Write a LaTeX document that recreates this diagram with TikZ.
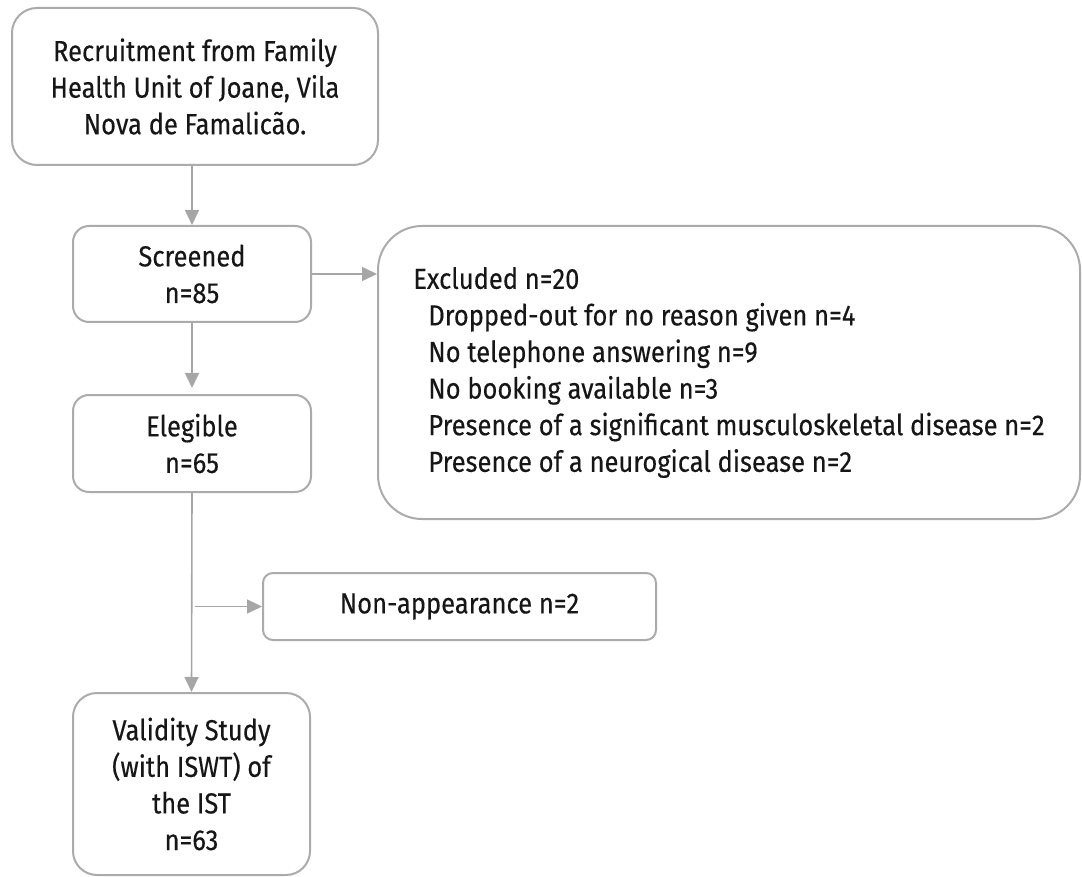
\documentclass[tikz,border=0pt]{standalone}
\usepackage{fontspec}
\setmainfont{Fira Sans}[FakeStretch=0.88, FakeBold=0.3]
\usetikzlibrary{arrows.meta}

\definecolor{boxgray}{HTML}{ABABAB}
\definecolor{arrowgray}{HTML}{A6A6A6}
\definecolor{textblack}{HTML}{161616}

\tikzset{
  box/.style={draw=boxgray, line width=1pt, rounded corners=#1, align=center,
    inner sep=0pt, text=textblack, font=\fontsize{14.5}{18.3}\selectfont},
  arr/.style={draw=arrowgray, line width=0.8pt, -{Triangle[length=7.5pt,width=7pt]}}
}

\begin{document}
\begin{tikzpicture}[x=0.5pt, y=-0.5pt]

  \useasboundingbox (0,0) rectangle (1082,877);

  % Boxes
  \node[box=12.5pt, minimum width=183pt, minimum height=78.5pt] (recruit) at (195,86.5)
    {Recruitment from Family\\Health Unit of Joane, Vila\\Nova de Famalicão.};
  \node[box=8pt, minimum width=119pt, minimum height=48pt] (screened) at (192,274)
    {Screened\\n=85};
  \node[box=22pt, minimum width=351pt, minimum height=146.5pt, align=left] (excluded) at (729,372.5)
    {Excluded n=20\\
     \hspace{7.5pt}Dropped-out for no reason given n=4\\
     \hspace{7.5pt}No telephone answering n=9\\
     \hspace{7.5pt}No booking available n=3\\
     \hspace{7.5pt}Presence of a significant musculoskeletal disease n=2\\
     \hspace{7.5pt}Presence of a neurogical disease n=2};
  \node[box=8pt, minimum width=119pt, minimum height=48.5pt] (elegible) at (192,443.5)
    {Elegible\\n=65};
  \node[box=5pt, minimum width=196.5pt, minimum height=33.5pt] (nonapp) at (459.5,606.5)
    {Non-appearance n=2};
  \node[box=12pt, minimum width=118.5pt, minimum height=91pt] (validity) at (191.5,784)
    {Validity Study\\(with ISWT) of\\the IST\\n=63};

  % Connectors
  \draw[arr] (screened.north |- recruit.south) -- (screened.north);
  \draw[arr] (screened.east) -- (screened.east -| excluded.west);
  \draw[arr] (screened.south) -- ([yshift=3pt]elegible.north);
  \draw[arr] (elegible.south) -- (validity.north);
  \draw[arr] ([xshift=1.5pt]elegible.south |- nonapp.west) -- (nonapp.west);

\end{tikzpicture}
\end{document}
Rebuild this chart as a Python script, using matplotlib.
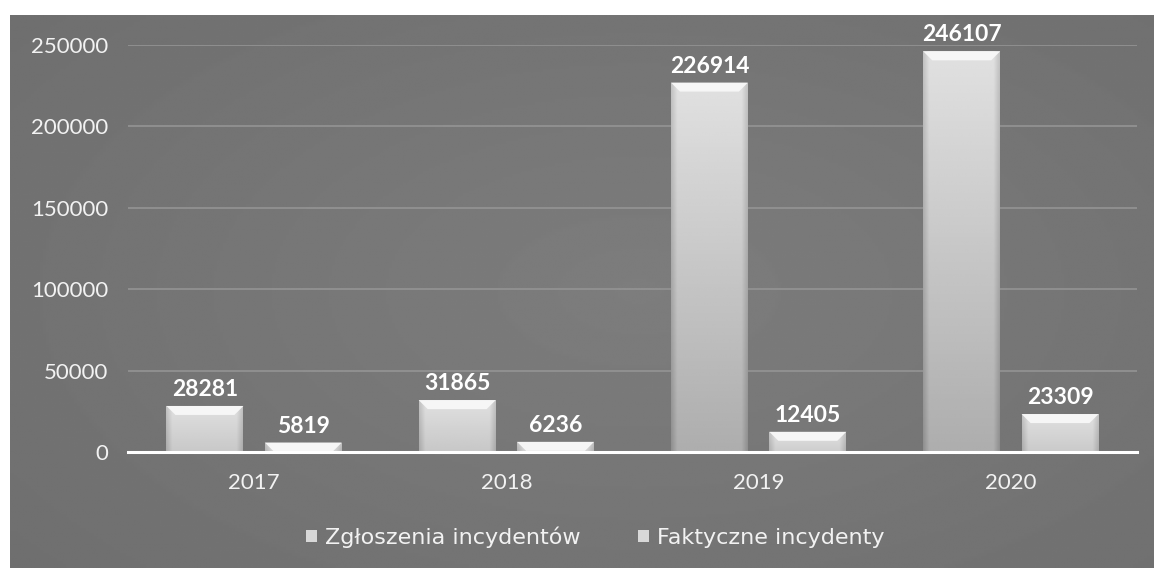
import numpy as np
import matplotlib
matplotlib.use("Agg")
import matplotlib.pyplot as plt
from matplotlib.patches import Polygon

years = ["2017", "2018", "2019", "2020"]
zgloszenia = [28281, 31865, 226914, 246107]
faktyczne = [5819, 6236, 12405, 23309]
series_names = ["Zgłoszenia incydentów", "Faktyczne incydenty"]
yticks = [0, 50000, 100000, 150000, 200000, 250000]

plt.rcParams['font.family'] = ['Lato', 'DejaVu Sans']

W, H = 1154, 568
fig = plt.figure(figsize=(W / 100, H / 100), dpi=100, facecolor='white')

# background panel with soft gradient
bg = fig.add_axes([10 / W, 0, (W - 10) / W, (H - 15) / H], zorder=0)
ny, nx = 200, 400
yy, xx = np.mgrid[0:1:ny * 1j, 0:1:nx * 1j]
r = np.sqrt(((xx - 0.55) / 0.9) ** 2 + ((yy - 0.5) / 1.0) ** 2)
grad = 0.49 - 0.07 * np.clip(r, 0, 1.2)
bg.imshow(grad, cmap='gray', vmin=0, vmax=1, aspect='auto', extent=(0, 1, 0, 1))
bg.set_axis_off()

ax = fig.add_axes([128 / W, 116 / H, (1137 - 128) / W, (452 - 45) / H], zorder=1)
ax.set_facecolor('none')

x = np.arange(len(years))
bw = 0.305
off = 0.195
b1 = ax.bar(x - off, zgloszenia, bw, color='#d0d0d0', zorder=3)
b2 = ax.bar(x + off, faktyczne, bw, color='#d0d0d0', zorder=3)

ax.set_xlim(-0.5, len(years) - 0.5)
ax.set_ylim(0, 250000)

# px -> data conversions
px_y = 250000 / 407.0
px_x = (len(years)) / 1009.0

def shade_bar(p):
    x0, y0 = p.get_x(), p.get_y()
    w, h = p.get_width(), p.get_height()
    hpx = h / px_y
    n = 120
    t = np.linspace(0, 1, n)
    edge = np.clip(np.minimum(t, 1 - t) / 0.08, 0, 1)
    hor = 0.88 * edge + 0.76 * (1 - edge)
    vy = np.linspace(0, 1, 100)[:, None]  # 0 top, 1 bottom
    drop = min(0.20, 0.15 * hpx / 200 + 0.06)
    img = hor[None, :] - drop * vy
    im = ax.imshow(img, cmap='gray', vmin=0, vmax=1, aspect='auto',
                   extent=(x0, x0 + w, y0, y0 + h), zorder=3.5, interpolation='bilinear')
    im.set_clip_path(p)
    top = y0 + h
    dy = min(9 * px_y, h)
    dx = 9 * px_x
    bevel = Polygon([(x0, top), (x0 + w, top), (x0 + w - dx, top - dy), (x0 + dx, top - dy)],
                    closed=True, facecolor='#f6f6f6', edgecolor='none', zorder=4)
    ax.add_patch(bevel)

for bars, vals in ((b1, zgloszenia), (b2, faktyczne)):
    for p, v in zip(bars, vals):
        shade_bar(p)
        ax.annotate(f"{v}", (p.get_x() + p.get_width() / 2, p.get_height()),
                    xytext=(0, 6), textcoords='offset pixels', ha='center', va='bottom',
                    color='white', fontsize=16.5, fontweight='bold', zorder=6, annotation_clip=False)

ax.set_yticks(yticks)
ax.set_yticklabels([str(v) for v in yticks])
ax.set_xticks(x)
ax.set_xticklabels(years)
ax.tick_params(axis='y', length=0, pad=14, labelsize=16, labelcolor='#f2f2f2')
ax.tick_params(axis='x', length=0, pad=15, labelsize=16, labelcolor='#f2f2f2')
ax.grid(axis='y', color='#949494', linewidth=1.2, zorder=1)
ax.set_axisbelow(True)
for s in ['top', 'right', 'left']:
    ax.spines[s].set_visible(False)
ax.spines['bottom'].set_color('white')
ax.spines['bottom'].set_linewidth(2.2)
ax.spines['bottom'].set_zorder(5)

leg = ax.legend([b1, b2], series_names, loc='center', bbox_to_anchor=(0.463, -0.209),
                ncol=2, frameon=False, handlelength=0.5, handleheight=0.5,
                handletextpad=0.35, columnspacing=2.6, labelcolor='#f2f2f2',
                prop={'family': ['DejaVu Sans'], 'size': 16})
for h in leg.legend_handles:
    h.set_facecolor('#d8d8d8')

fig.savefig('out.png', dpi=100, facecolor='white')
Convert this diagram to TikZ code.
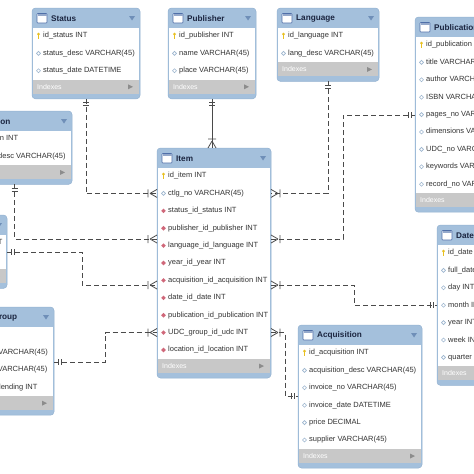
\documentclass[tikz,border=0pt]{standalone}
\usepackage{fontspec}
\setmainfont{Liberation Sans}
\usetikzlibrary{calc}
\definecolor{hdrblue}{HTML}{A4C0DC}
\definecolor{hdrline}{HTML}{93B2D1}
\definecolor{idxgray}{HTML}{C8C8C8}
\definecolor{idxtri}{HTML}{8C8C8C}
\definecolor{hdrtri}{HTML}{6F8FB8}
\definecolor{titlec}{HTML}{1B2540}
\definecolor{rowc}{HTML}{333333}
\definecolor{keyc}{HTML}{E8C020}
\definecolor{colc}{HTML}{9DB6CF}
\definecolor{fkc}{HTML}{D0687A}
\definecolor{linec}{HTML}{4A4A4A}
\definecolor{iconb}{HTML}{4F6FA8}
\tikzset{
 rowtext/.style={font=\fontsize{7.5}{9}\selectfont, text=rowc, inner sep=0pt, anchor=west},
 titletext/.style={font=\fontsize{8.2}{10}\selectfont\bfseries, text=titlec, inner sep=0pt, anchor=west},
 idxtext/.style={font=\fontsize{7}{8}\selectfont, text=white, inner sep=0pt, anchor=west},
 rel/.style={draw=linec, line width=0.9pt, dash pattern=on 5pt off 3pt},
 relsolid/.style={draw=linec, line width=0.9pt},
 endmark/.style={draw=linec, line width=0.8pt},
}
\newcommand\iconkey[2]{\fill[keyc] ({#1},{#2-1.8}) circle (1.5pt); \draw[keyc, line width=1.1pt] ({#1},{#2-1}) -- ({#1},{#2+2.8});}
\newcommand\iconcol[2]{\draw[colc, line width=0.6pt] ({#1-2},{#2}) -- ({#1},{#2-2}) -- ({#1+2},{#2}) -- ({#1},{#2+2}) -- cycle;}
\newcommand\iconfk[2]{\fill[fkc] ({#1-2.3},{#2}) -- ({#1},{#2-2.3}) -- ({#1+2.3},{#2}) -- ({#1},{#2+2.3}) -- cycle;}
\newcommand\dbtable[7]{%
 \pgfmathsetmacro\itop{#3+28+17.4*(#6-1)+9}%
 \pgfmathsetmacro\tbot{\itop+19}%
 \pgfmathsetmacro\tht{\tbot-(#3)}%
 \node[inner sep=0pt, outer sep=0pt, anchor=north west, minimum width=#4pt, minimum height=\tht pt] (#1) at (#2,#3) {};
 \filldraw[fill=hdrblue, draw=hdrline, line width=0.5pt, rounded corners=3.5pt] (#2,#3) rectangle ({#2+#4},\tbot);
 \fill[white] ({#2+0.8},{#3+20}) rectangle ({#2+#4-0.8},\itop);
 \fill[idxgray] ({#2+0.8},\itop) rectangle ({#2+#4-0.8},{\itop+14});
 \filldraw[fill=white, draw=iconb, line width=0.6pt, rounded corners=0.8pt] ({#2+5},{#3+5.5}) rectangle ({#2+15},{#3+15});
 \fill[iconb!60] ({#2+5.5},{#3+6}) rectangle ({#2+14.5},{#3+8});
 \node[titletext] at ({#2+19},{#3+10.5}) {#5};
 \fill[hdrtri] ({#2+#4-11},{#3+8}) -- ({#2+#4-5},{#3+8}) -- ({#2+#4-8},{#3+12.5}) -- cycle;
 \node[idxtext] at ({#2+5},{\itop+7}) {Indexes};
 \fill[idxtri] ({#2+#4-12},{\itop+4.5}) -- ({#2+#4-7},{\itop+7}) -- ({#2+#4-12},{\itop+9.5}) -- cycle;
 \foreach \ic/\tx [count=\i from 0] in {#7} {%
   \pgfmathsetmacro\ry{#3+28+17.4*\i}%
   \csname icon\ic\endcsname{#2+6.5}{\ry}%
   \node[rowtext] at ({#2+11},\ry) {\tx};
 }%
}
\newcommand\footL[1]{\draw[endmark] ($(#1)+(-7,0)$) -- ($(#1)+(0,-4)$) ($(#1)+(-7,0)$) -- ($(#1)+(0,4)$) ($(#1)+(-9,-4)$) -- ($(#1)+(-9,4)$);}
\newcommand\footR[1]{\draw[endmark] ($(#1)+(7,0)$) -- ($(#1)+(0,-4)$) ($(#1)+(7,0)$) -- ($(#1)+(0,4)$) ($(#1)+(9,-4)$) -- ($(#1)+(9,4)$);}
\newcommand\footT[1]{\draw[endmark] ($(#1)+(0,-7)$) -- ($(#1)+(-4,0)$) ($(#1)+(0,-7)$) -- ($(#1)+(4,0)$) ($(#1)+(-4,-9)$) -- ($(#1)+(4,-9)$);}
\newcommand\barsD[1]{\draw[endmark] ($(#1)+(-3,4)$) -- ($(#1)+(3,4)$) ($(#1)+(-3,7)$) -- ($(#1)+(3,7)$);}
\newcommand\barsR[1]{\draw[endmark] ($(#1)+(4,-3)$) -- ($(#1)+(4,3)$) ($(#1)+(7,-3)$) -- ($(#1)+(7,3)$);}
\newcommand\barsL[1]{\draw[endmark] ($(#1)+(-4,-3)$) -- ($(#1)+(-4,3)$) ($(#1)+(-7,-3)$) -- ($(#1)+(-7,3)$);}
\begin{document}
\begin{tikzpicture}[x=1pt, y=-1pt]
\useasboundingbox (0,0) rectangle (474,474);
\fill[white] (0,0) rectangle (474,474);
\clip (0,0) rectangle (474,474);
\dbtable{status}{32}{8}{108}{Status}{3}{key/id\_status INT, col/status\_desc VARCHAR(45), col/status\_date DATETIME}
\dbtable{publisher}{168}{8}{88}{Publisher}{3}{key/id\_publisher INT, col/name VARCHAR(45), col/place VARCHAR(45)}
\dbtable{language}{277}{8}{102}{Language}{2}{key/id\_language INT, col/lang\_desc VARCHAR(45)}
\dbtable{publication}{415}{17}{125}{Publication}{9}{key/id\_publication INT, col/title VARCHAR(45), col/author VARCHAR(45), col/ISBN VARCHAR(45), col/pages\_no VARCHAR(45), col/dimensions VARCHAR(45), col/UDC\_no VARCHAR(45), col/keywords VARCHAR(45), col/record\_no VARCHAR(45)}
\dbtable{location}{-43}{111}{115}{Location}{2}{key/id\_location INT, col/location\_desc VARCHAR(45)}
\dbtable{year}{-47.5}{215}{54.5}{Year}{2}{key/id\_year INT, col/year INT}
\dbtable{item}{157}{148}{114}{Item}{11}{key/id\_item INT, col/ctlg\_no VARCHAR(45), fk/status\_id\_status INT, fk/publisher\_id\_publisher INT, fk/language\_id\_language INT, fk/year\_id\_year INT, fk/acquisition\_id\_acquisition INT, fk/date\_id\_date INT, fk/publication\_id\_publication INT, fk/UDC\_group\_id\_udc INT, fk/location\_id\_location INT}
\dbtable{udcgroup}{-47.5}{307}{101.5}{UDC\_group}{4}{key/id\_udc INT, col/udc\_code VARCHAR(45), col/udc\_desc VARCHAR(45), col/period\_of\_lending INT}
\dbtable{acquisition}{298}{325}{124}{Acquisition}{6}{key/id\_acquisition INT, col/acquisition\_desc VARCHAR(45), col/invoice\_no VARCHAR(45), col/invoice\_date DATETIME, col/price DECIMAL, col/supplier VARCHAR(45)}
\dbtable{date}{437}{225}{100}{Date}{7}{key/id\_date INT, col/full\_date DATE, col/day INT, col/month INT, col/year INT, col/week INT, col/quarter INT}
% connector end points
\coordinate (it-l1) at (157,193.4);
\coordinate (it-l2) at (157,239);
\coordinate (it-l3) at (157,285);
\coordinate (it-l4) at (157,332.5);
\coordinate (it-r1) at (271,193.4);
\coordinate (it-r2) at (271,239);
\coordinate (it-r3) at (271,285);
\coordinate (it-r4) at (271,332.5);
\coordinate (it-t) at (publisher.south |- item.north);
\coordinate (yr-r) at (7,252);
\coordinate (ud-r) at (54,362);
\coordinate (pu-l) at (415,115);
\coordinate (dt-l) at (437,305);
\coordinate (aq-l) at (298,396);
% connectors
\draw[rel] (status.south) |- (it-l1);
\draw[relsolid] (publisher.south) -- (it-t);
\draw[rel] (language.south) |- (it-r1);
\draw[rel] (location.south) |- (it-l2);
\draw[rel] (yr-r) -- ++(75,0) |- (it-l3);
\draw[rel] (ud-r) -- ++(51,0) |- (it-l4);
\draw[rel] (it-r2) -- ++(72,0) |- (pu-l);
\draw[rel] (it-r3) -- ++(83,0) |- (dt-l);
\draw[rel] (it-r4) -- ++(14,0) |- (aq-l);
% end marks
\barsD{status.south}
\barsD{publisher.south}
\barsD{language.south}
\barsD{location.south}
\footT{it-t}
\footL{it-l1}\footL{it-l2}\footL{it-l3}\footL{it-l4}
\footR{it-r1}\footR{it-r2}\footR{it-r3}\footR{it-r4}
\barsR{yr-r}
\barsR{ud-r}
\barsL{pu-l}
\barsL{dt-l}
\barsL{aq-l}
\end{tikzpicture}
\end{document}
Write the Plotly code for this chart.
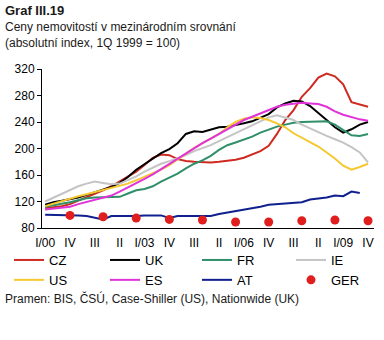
------------------------------------
• _What the task asks_
Restate the data word for word from its first line through the line with "Study\\(with ISWT) of\\the", leaving out any picture along the way.

• _Result for this task_
Write a LaTeX document that recreates this diagram with TikZ.
\documentclass[tikz,border=0pt]{standalone}
\usepackage{fontspec}
\setmainfont{Fira Sans}[FakeStretch=0.88, FakeBold=0.3]
\usetikzlibrary{arrows.meta}

\definecolor{boxgray}{HTML}{ABABAB}
\definecolor{arrowgray}{HTML}{A6A6A6}
\definecolor{textblack}{HTML}{161616}

\tikzset{
  box/.style={draw=boxgray, line width=1pt, rounded corners=#1, align=center,
    inner sep=0pt, text=textblack, font=\fontsize{14.5}{18.3}\selectfont},
  arr/.style={draw=arrowgray, line width=0.8pt, -{Triangle[length=7.5pt,width=7pt]}}
}

\begin{document}
\begin{tikzpicture}[x=0.5pt, y=-0.5pt]

  \useasboundingbox (0,0) rectangle (1082,877);

  % Boxes
  \node[box=12.5pt, minimum width=183pt, minimum height=78.5pt] (recruit) at (195,86.5)
    {Recruitment from Family\\Health Unit of Joane, Vila\\Nova de Famalicão.};
  \node[box=8pt, minimum width=119pt, minimum height=48pt] (screened) at (192,274)
    {Screened\\n=85};
  \node[box=22pt, minimum width=351pt, minimum height=146.5pt, align=left] (excluded) at (729,372.5)
    {Excluded n=20\\
     \hspace{7.5pt}Dropped-out for no reason given n=4\\
     \hspace{7.5pt}No telephone answering n=9\\
     \hspace{7.5pt}No booking available n=3\\
     \hspace{7.5pt}Presence of a significant musculoskeletal disease n=2\\
     \hspace{7.5pt}Presence of a neurogical disease n=2};
  \node[box=8pt, minimum width=119pt, minimum height=48.5pt] (elegible) at (192,443.5)
    {Elegible\\n=65};
  \node[box=5pt, minimum width=196.5pt, minimum height=33.5pt] (nonapp) at (459.5,606.5)
    {Non-appearance n=2};
  \node[box=12pt, minimum width=118.5pt, minimum height=91pt] (validity) at (191.5,784)
    {Validity Study\\(with ISWT) of\\the IST\\n=63};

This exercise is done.